Regolamento cassazionisti alla Consulta

Pubblicato il 31 dicembre 2016

Il Tar Lazio ha ritenuto fondata – con conseguente rinvio alla Consulta – la questione di legittimità costituzionale in riferimento all'art. 22 comma 2 Legge n. 247/2012, per contrasto con l’art. 3 Cost. La disposizione in questione ha difatti introdotto, a parità di condizioni, un difforme e deteriore trattamento per gli avvocati abilitatisi in Italia – che non possono più accedere all’Albo dei Cassazionisti per il mero decorso di dodici anni di esercizio professionale – rispetto agli avvocati stabiliti, per i quali, invece l’art. 9 D.Lgs. n. 96/2001 conserva tale possibilità.

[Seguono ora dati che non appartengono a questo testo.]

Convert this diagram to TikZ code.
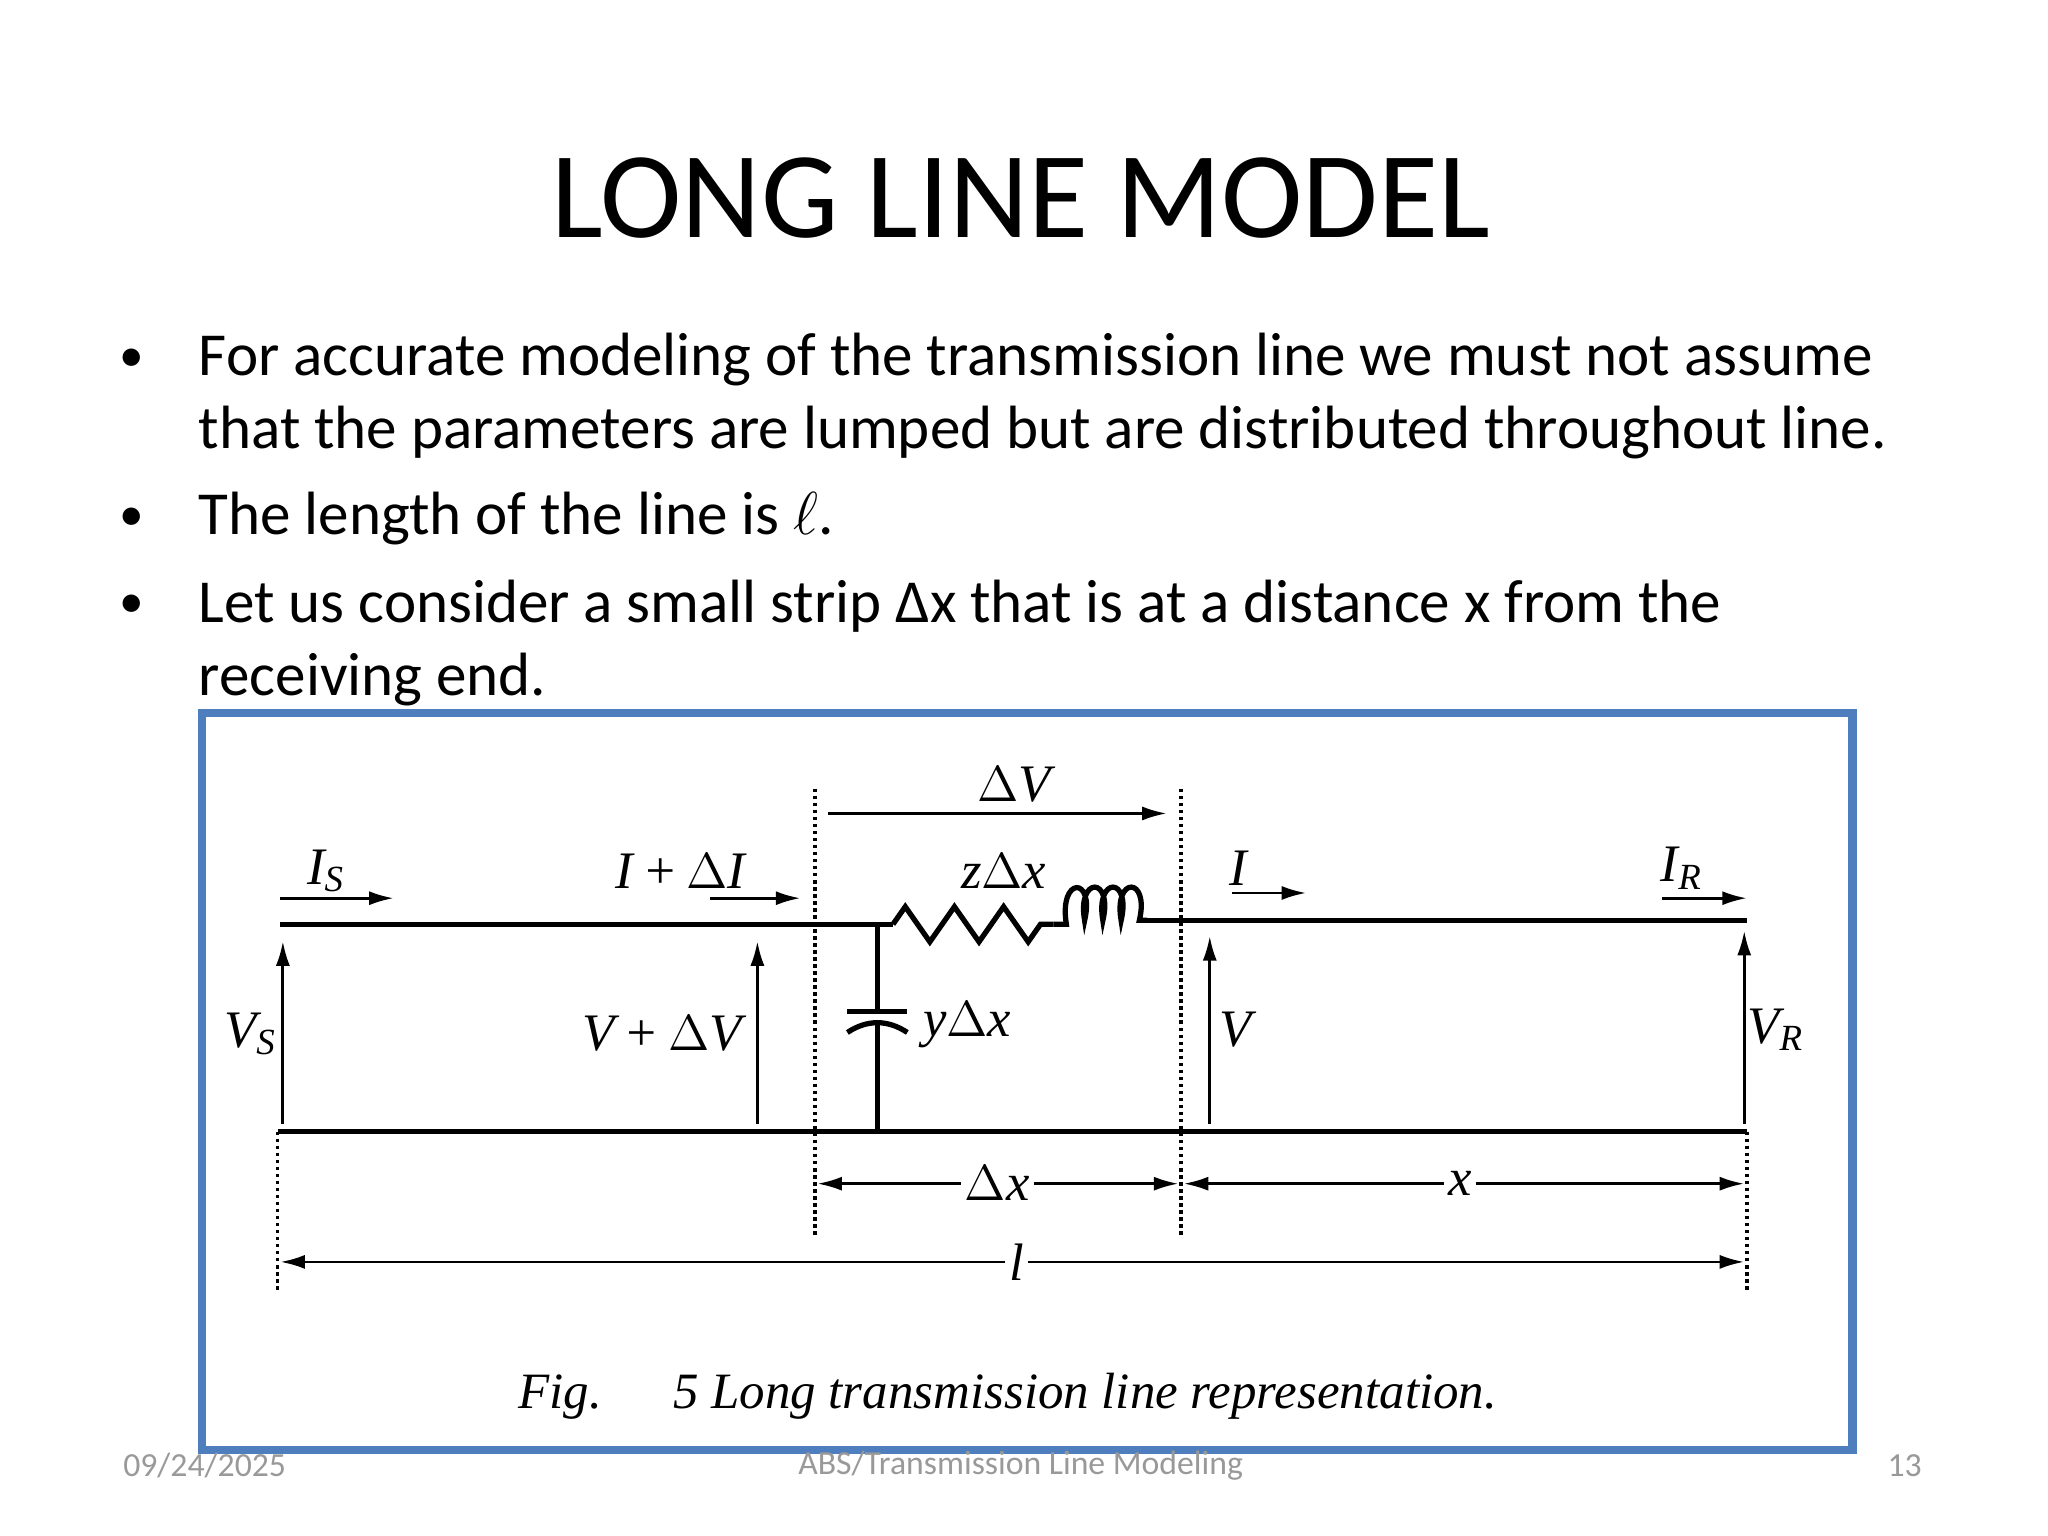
\documentclass[tikz,border=0pt]{standalone}
\usepackage{fontspec}
\setmainfont{Carlito}
\newfontfamily\tms{Liberation Serif}
\usetikzlibrary{arrows.meta,decorations.pathmorphing}
\begin{document}
\begin{tikzpicture}[x=0.01304cm,y=-0.01304cm,
 wire/.style={line width=1.5pt},
 dots/.style={densely dotted,line width=1pt},
 arr/.style={line width=0.8pt,-{Latex[length=7pt,width=4pt]}},
 lbl/.style={font=\tms\itshape\fontsize{15}{15}\selectfont,inner sep=1pt},
 bul/.style={anchor=west,font=\fontsize{17.4}{19}\selectfont,inner sep=0},
 foot/.style={font=\fontsize{9.6}{11}\selectfont,text=gray!80}]
\useasboundingbox (0,0) rectangle (1571,1178);
\node[font=\fontsize{35}{40}\selectfont] (title) at (783,152) {LONG LINE MODEL};
\foreach \y/\n in {276/b1,398/b2,465/b3} \node[font=\fontsize{14}{18}\selectfont] (\n) at (101,\y) {\textbullet};
\node[bul] (t1) at (152,276) {For accurate modeling of the transmission line we must not assume};
\node[bul] (t2) at (152,332) {that the parameters are lumped but are distributed throughout line.};
\node[bul] (t3) at (152,398) {The length of the line is $\ell$.};
\node[bul] (t4) at (152,465) {Let us consider a small strip Δx that is at a distance x from the};
\node[bul] (t5) at (152,521) {receiving end.};
\draw[line width=2.3pt,color={rgb,255:red,79;green,126;blue,190}] (155,547) rectangle (1421,1112);
\coordinate (A) at (215,709); \coordinate (R1) at (685,709); \coordinate (R2) at (808,709);
\coordinate (L2) at (880,706); \coordinate (E) at (1340,706);
\coordinate (BA) at (213,868); \coordinate (BE) at (1340,868);
\draw[wire] (A) -- (R1);
\draw[wire,decoration={zigzag,segment length=14pt,amplitude=5pt},decorate] (R1) -- (R2);
\draw[wire] (R2) -- (818,709) .. controls (812,672) and (840,672) .. (832,706)
 .. controls (826,672) and (854,672) .. (846,706)
 .. controls (840,672) and (868,672) .. (860,706)
 .. controls (854,672) and (882,672) .. (874,706) -- (L2);
\draw[wire] (L2) -- (E);
\draw[wire] (BA) -- (BE);
\coordinate (C1) at (673,709); \coordinate (C2) at (673,868);
\draw[wire] (C1) -- (673,776); \draw[wire] (650,776) -- (696,776);
\draw[wire] (650,792) .. controls (665,782) and (681,782) .. (696,792);
\draw[wire] (673,785) -- (C2);
\node[lbl,anchor=west] (ydx) at (705,786) {y$\Delta$x};
\draw[dots] (625,605) -- (625,948); \draw[dots] (906,605) -- (906,948);
\draw[dots] (213,868) -- (213,990); \draw[dots] (1340,868) -- (1340,990);
\draw[arr] (217,862) -- (217,722); \node[lbl] (vs) at (192,793) {V\textsubscript{S}};
\draw[arr] (581,862) -- (581,722); \node[lbl] (vdv) at (508,793) {V\,+\,$\Delta$V};
\draw[arr] (928,862) -- (928,718); \node[lbl] (v) at (948,790) {V};
\draw[arr] (1338,862) -- (1338,714); \node[lbl] (vr) at (1362,790) {V\textsubscript{R}};
\draw[arr] (215,689) -- (302,689); \node[lbl] (is) at (250,668) {I\textsubscript{S}};
\draw[arr] (545,689) -- (614,689); \node[lbl] (idi) at (522,668) {I\,+\,$\Delta$I};
\draw[arr] (945,685) -- (1002,685); \node[lbl] (i) at (950,666) {I};
\draw[arr] (1275,689) -- (1340,689); \node[lbl] (ir) at (1290,666) {I\textsubscript{R}};
\node[lbl] (zdx) at (770,668) {z$\Delta$x};
\draw[arr] (635,624) -- (895,624); \node[lbl] (dv) at (778,602) {$\Delta$V};
\node[lbl] (dx) at (765,908) {$\Delta$x};
\draw[arr] (dx.west) -- (627,908); \draw[arr] (dx.east) -- (904,908);
\node[lbl] (xx) at (1120,908) {x};
\draw[arr] (xx.west) -- (908,908); \draw[arr] (xx.east) -- (1338,908);
\node[lbl] (ll) at (780,968) {l};
\draw[arr] (ll.west) -- (215,968); \draw[arr] (ll.east) -- (1338,968);
\node[lbl,font=\tms\itshape\fontsize{14.5}{15}\selectfont] (cap) at (773,1071) {Fig.\hspace{1.4em}5 Long transmission line representation.};
\node[foot] (f1) at (157,1124) {09/24/2025};
\node[foot] (f2) at (783,1124) {ABS/Transmission Line Modeling};
\node[foot] (f3) at (1461,1124) {13};
\end{tikzpicture}
\end{document}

La presente questione di costituzionalità è stata sollevata da un gruppo di avvocati, costituitisi in giudizio per ottenere l’annullamento del Regolamento Cnf n. 1 del 20 novembre 2015 (reso ai sensi dell’art. 22 Legge n. 241/2012), relativo ai corsi per l’iscrizione all'Albo speciale per il patrocinio davanti alle giurisdizioni superiori.

Disparità trattamento Avvocati stabiliti favoriti

Secondo il Collegio rimettente, la lamentata disparità di trattamento effettivamente sussiste, laddove il menzionato art. 22 contempla, per gli avvocati abilitati in Italia, un percorso di accesso al patrocinio dinnanzi alle magistrature superiori assai articolato (otto anni di professione per accedere alla prova selettiva che, se superata, dà ingresso ai Corsi organizzati dal CNF tramite la Scuola Superiore dell’Avvocatura che a loro volta si concludono con verifica finale, il cui esito negativo preclude l’iscrizione).  

Viceversa, ai sensi dell’art. 9 D.Lgs. n. 96/2001, l’avvocato stabilito (abilitato fuori Italia) che intende iscriversi all'Albo dei Cassazionisti, deve soltanto dimostrare di aver esercitato la professione forense per almeno dodici anni in uno o più degli Stati membri, tenuto conto anche dell'attività professionale eventualmente svolta in Italia.

Occorre in proposito rilevare –precisa il Tar con ordinanza n.2415 del 29 dicembre 2016 – che nel confronto, la norma da sospettare di incostituzionalità non può essere tale art. 9, in quanto introdotto in attuazione di obblighi e principi comunitari (libertà di stabilimento e libera prestazione di servizi) alla cui osservazione l’Italia è tenuta.

Palesandosi dunque come previsione a contenuto, per così dire, necessitato, il suddetto art. 9 non può che costituire il necessario metro di comparazione rispetto al trattamento assai più oneroso, dunque deteriore ed ingiusto, che altra norma (questa invece, sospettata di incostituzionalità) riserva agli avvocati formatisi ed abilitatisi in Italia.